If a guest meets this definition and will not leave, you can file a sworn affidavit with law enforcement describing the situation and the factors establishing transient occupant status. An officer can then direct the person to leave, and anyone who refuses to comply faces trespassing charges. The former occupant must be allowed to retrieve personal belongings within 10 days under reasonable conditions. Florida enacted this streamlined process as part of its 2024 anti-squatter legislation, giving property owners a meaningful alternative to the slower unlawful detainer court process that remains available as a backup option.
The consequences for operating outside the rules range from annoying to financially devastating, depending on the violation and the jurisdiction. At the state level, the DBPR can suspend or revoke your vacation rental license for failing to meet operational standards, which immediately halts your ability to legally accept bookings. Reinstatement is not automatic and involves demonstrating compliance along with paying any outstanding fees and penalties.

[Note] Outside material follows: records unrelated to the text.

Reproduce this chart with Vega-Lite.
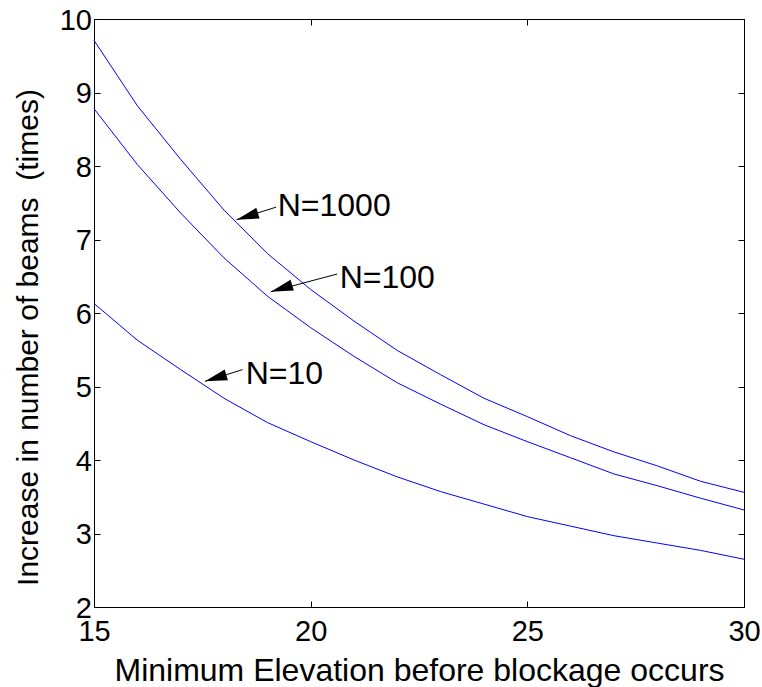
{
  "$schema": "https://vega.github.io/schema/vega-lite/v6.json",
  "width": 650,
  "height": 588,
  "autosize": {"type": "none"},
  "padding": {"left": 94, "top": 19, "right": 18, "bottom": 80},
  "background": "white",
  "datasets": {
    "curves": [
      {"elev": 15, "N": "N=1000", "val": 9.71}, {"elev": 16, "N": "N=1000", "val": 8.82}, {"elev": 17, "N": "N=1000", "val": 8.09}, {"elev": 18, "N": "N=1000", "val": 7.40},
      {"elev": 19, "N": "N=1000", "val": 6.81}, {"elev": 20, "N": "N=1000", "val": 6.32}, {"elev": 21, "N": "N=1000", "val": 5.89}, {"elev": 22, "N": "N=1000", "val": 5.49},
      {"elev": 23, "N": "N=1000", "val": 5.16}, {"elev": 24, "N": "N=1000", "val": 4.84}, {"elev": 25, "N": "N=1000", "val": 4.59}, {"elev": 26, "N": "N=1000", "val": 4.33},
      {"elev": 27, "N": "N=1000", "val": 4.11}, {"elev": 28, "N": "N=1000", "val": 3.92}, {"elev": 29, "N": "N=1000", "val": 3.71}, {"elev": 30, "N": "N=1000", "val": 3.56},
      {"elev": 15, "N": "N=100", "val": 8.78}, {"elev": 16, "N": "N=100", "val": 8.02}, {"elev": 17, "N": "N=100", "val": 7.36}, {"elev": 18, "N": "N=100", "val": 6.75},
      {"elev": 19, "N": "N=100", "val": 6.23}, {"elev": 20, "N": "N=100", "val": 5.80}, {"elev": 21, "N": "N=100", "val": 5.41}, {"elev": 22, "N": "N=100", "val": 5.05},
      {"elev": 23, "N": "N=100", "val": 4.76}, {"elev": 24, "N": "N=100", "val": 4.48}, {"elev": 25, "N": "N=100", "val": 4.25}, {"elev": 26, "N": "N=100", "val": 4.03},
      {"elev": 27, "N": "N=100", "val": 3.81}, {"elev": 28, "N": "N=100", "val": 3.65}, {"elev": 29, "N": "N=100", "val": 3.48}, {"elev": 30, "N": "N=100", "val": 3.32},
      {"elev": 15, "N": "N=10", "val": 6.13}, {"elev": 16, "N": "N=10", "val": 5.63}, {"elev": 17, "N": "N=10", "val": 5.23}, {"elev": 18, "N": "N=10", "val": 4.84},
      {"elev": 19, "N": "N=10", "val": 4.51}, {"elev": 20, "N": "N=10", "val": 4.25}, {"elev": 21, "N": "N=10", "val": 4.00}, {"elev": 22, "N": "N=10", "val": 3.77},
      {"elev": 23, "N": "N=10", "val": 3.57}, {"elev": 24, "N": "N=10", "val": 3.40}, {"elev": 25, "N": "N=10", "val": 3.23}, {"elev": 26, "N": "N=10", "val": 3.10},
      {"elev": 27, "N": "N=10", "val": 2.97}, {"elev": 28, "N": "N=10", "val": 2.87}, {"elev": 29, "N": "N=10", "val": 2.77}, {"elev": 30, "N": "N=10", "val": 2.65}
    ],
    "notes": [
      {"label": "N=1000", "tipx": 18.29, "tipy": 7.27, "tailx": 19.20, "taily": 7.44, "textx": 19.24, "texty": 7.32},
      {"label": "N=100", "tipx": 19.08, "tipy": 6.29, "tailx": 20.61, "taily": 6.53, "textx": 20.67, "texty": 6.34},
      {"label": "N=10", "tipx": 17.56, "tipy": 5.07, "tailx": 18.43, "taily": 5.23, "textx": 18.50, "texty": 5.03}
    ]
  },
  "config": {
    "view": {"stroke": "black", "strokeWidth": 1},
    "font": "Liberation Sans",
    "axis": {
      "grid": false,
      "domainColor": "black",
      "tickColor": "black",
      "labelColor": "black",
      "titleColor": "black",
      "labelFont": "Liberation Sans",
      "titleFont": "Liberation Sans",
      "titleFontWeight": "normal",
      "labelFlush": false,
      "labelOverlap": false
    }
  },
  "layer": [
    {
      "data": {"name": "curves"},
      "mark": {"type": "line", "color": "#0000ff", "strokeWidth": 1},
      "encoding": {
        "x": {
          "field": "elev", "type": "quantitative",
          "scale": {"domain": [15, 30], "nice": false, "zero": false},
          "axis": {
            "orient": "bottom", "values": [15, 20, 25, 30], "tickSize": -6,
            "labelFontSize": 29, "labelBaseline": "alphabetic", "labelPadding": 39,
            "title": "Minimum Elevation before blockage occurs", "titleFontSize": 32,
            "titleBaseline": "alphabetic", "titleY": 73
          }
        },
        "y": {
          "field": "val", "type": "quantitative",
          "scale": {"domain": [2, 10], "nice": false, "zero": false},
          "axis": {
            "orient": "left", "values": [2, 3, 4, 5, 6, 7, 8, 9, 10], "tickSize": -6,
            "labelFontSize": 29, "labelBaseline": "alphabetic", "labelOffset": 10, "labelPadding": 8.5,
            "title": "Increase in number of beams \u00a0(times)", "titleFontSize": 30,
            "titleBaseline": "alphabetic", "titleX": -57, "titleY": 318, "titleAngle": -90
          }
        },
        "detail": {"field": "N"}
      }
    },
    {
      "data": {"name": "notes"},
      "mark": {"type": "rule", "color": "black", "strokeWidth": 1},
      "encoding": {
        "x": {
          "field": "tailx", "type": "quantitative",
          "scale": {"domain": [15, 30], "nice": false, "zero": false},
          "axis": {"orient": "top", "values": [15, 20, 25, 30], "tickSize": -6, "labels": false, "title": null}
        },
        "y": {
          "field": "taily", "type": "quantitative",
          "scale": {"domain": [2, 10], "nice": false, "zero": false},
          "axis": {"orient": "right", "values": [2, 3, 4, 5, 6, 7, 8, 9, 10], "tickSize": -6, "labels": false, "title": null}
        },
        "x2": {"field": "tipx"},
        "y2": {"field": "tipy"}
      }
    },
    {
      "data": {"name": "notes"},
      "mark": {"type": "point", "shape": "M0,0L0.5,2L-0.5,2Z", "filled": true, "color": "black", "opacity": 1, "size": 500, "angle": 253, "strokeWidth": 0},
      "encoding": {
        "x": {"field": "tipx", "type": "quantitative", "scale": {"domain": [15, 30], "nice": false, "zero": false}, "axis": null},
        "y": {"field": "tipy", "type": "quantitative", "scale": {"domain": [2, 10], "nice": false, "zero": false}, "axis": null}
      }
    },
    {
      "data": {"name": "notes"},
      "mark": {"type": "text", "align": "left", "baseline": "alphabetic", "fontSize": 32, "font": "Liberation Sans", "color": "black"},
      "encoding": {
        "x": {"field": "textx", "type": "quantitative", "scale": {"domain": [15, 30], "nice": false, "zero": false}, "axis": null},
        "y": {"field": "texty", "type": "quantitative", "scale": {"domain": [2, 10], "nice": false, "zero": false}, "axis": null},
        "text": {"field": "label"}
      }
    }
  ],
  "resolve": {"axis": {"x": "independent", "y": "independent"}}
}
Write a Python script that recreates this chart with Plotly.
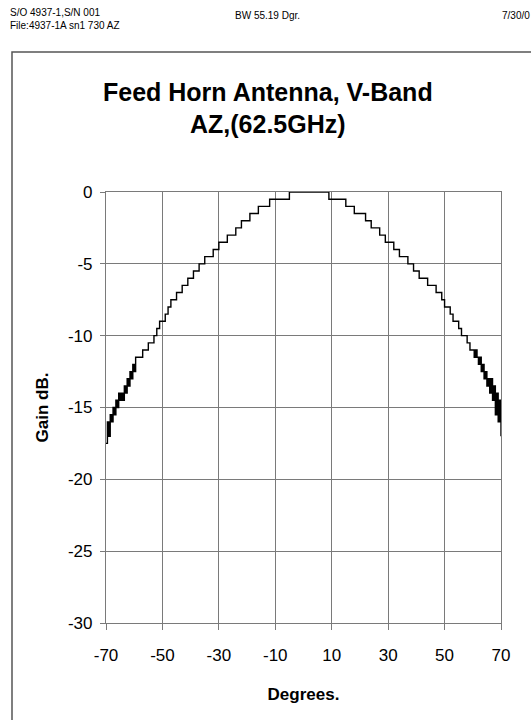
import plotly.graph_objects as go

# ---- data ----
left_deg = [-70, -69.5, -69, -68.5, -68, -67.5, -67, -66.5, -66, -65.5, -65, -64.5,
            -64, -63.5, -63, -62.5, -62, -61.5, -61, -60.5, -60, -59.5]
left_gain = [-17.5, -16.0, -17.0, -15.5, -16.0, -15.0, -15.5, -14.5, -15.0, -14.0, -14.5, -14.0,
             -14.5, -13.5, -14.0, -13.0, -13.5, -12.5, -13.0, -12.0, -12.5, -11.5]

mid_deg = list(range(-59, 60))
mid_gain = [
    -11.5, -11.5, -11.0, -11.0, -10.5, -10.5, -10.0, -9.5, -9.0, -9.0,   # -59..-50
    -8.5, -8.0, -7.5, -7.5, -7.0, -7.0, -6.5, -6.5, -6.0, -6.0,          # -49..-40
    -5.5, -5.5, -5.0, -5.0, -4.5, -4.5, -4.5, -4.0, -4.0, -3.5,          # -39..-30
    -3.5, -3.5, -3.0, -3.0, -3.0, -2.5, -2.5, -2.0, -2.0, -2.0,          # -29..-20
    -1.5, -1.5, -1.5, -1.0, -1.0, -1.0, -1.0, -0.5, -0.5, -0.5,          # -19..-10
    -0.5, -0.5, -0.5, -0.5, 0.0, 0.0, 0.0, 0.0, 0.0, 0.0,                # -9..0
    0.0, 0.0, 0.0, 0.0, 0.0, 0.0, 0.0, 0.0, -0.5, -0.5,                  # 1..10
    -0.5, -0.5, -0.5, -0.5, -1.0, -1.0, -1.0, -1.5, -1.5, -1.5,          # 11..20
    -1.5, -2.0, -2.0, -2.5, -2.5, -2.5, -3.0, -3.0, -3.5, -3.5,          # 21..30
    -3.5, -4.0, -4.0, -4.5, -4.5, -4.5, -5.0, -5.0, -5.5, -5.5,          # 31..40
    -6.0, -6.0, -6.0, -6.5, -6.5, -6.5, -7.0, -7.0, -7.5, -8.0,          # 41..50
    -8.0, -8.5, -9.0, -9.0, -9.5, -10.0, -10.0, -10.5, -11.0,            # 51..59
]

right_deg = [60, 60.5, 61, 61.5, 62, 62.5, 63, 63.5, 64, 64.5, 65, 65.5,
             66, 66.5, 67, 67.5, 68, 68.5, 69, 69.5, 70]
right_gain = [-11.0, -11.5, -11.0, -11.5, -12.0, -11.5, -12.5, -12.0, -13.0, -12.5, -13.5, -13.0,
              -14.0, -13.0, -14.5, -13.5, -15.5, -14.0, -16.0, -14.5, -17.0]

x_ticks = [-70, -50, -30, -10, 10, 30, 50, 70]
y_ticks = [0, -5, -10, -15, -20, -25, -30]

deg = left_deg + mid_deg + right_deg
gain = left_gain + mid_gain + right_gain

FONT = "Liberation Sans, Arial, sans-serif"
GRID = "#7a7a7a"

fig = go.Figure()
fig.add_trace(go.Scatter(
    x=deg, y=gain, mode="lines", line=dict(color="black", width=1.4, shape="hv"),
    cliponaxis=False, showlegend=False, hoverinfo="skip"))

fig.update_layout(
    width=531, height=720,
    margin=dict(l=106, r=30, t=192, b=97),
    paper_bgcolor="white", plot_bgcolor="white",
    font=dict(family=FONT, color="black"),
    xaxis=dict(range=[-70, 70], tickvals=x_ticks, ticktext=[str(v) for v in x_ticks],
               showgrid=True, gridcolor=GRID, gridwidth=1, showline=True, linecolor=GRID,
               linewidth=1.2, mirror=True, ticks="outside", ticklen=6, tickcolor=GRID,
               tickfont=dict(size=17), ticklabelstandoff=10, zeroline=False,
               title=dict(text="<b>Degrees.</b>", font=dict(size=17), standoff=24)),
    yaxis=dict(range=[-30, 0], tickvals=y_ticks, ticktext=[str(v) for v in y_ticks],
               showgrid=True, gridcolor=GRID, gridwidth=1, showline=True, linecolor=GRID,
               linewidth=1.2, mirror=True, ticks="outside", ticklen=5, tickcolor=GRID,
               tickfont=dict(size=17), ticklabelstandoff=4, zeroline=False,
               title=dict(text="<b>Gain dB.</b>", font=dict(size=17), standoff=14)),
)

# outer frame (extends past the right and bottom edges)
fig.add_shape(type="rect", xref="paper", yref="paper",
              x0=(12 - 106) / 395, x1=1.2, y0=-0.4, y1=(623 - 52) / 431,
              line=dict(color="#555555", width=1.5), layer="below")

def ann(text, px, py, size, xanchor="left", bold=False):
    fig.add_annotation(text=f"<b>{text}</b>" if bold else text,
                       xref="paper", yref="paper",
                       x=(px - 106) / 395, y=(623 - py) / 431,
                       xanchor=xanchor, yanchor="middle", showarrow=False,
                       font=dict(size=size, family=FONT, color="black"))

ann("S/O 4937-1,S/N 001", 8, 13, 10)
ann("File:4937-1A sn1 730 AZ", 8, 25, 10)
ann("BW 55.19 Dgr.", 233, 15, 10)
ann("7/30/0", 500, 15, 10)
ann("Feed Horn Antenna, V-Band", 268, 92, 25, xanchor="center", bold=True)
ann("AZ,(62.5GHz)", 268, 124, 25, xanchor="center", bold=True)

fig.write_html("out.html")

Local penalties vary widely. Miami Beach’s approach is among the harshest in the state, with fines that can start at $20,000 for a first-time violation of its short term rental restrictions. Repeat offenses escalate from there. Other municipalities impose more modest fines but may pursue code enforcement liens against the property that must be satisfied before you can sell or refinance. Operating without collecting and remitting the required state and county taxes adds another layer of exposure: the Florida Department of Revenue can assess back taxes plus penalties and interest, and county tax collectors have independent enforcement authority for tourist development taxes.
The hosts who run into the worst problems tend to be the ones who assumed their property was in a permissive jurisdiction without checking, or who registered with the state but ignored the local requirements. Florida’s dual-layered system means compliance at one level does not protect you from enforcement at the other.